I note with some relief that Tony Blair is able to crack down on terrorism without actually declaring a literal or figurative "war". But the plan to make it an offence to "condone or glorify terrorism", as well-intended as that might be, might be a little too vague. At what point does legitimate resistance (the ANC in apartheid South Africa, or the French resistance in World War Two) become terrorism (al Quada trying to provoke the west into confrontation and war, so as to polarize the Arab populations, thus encouraging revolution)? I'm not a complete relativist, unable to tell right from wrong, but I don't think it's unreasonable to recognize that, as Churchill said, where you stand depends upon where you sit. Ronald Reagan's White House actively supported the Nicaraguan Contras, who engaged in violent acts against civilians as a tactic of resistance against the democratically-elected Sandinista government. Terrorists, or freedom-fighters?

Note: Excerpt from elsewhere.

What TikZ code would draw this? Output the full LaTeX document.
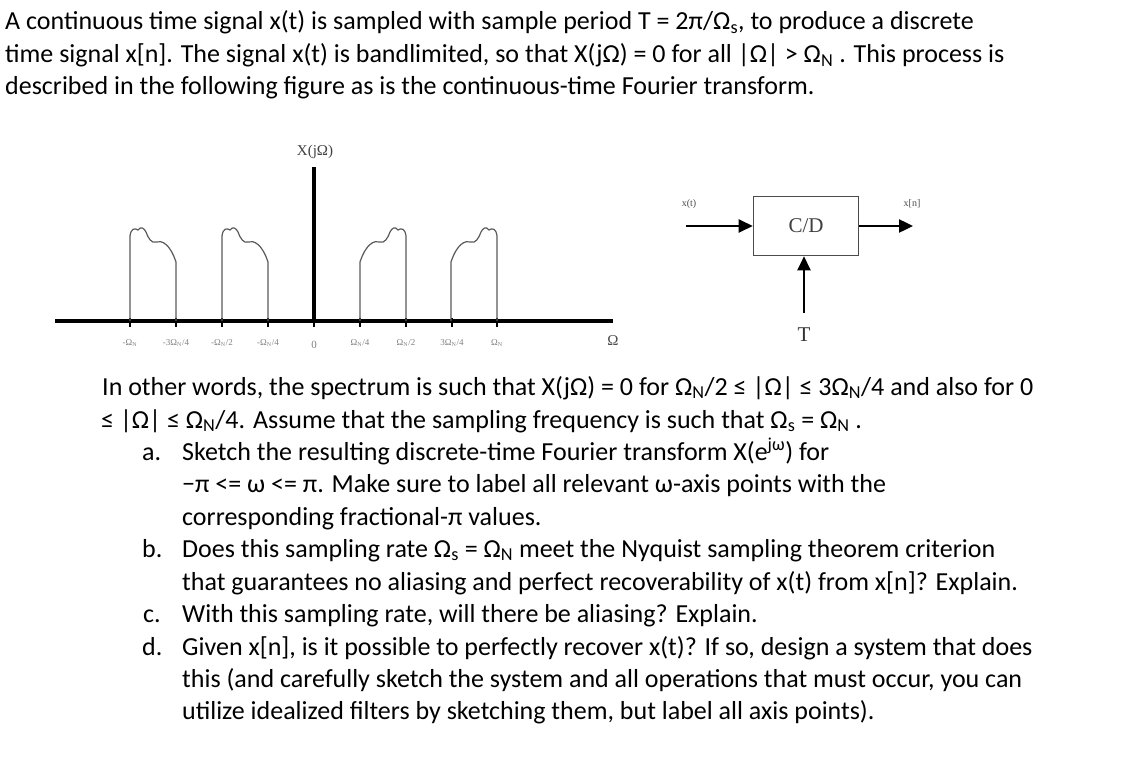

If this movie is done as well as the comic book was, V for Vendetta will ask the same questions. But what's the future of the film, now that the British government is considering making the questions illegal? More to the point, how do we the people judge what laws are reasonable? What's the smell of fascism?

I think Canada is fortunate to have a resilient Charter of Rights, with an equally resilient Section 1:
The Canadian Charter of Rights and Freedoms guarantees the rights and freedoms set out in it subject only to such reasonable limits prescribed by law as can be demonstrably justified in a free and democratic society.
Can any of us imagine a better yardstick? I hope for the sake of the citizens of Great Britain that they have some equivalent of the Oakes test to measure the Prime Minister's new anti-terrorism measures.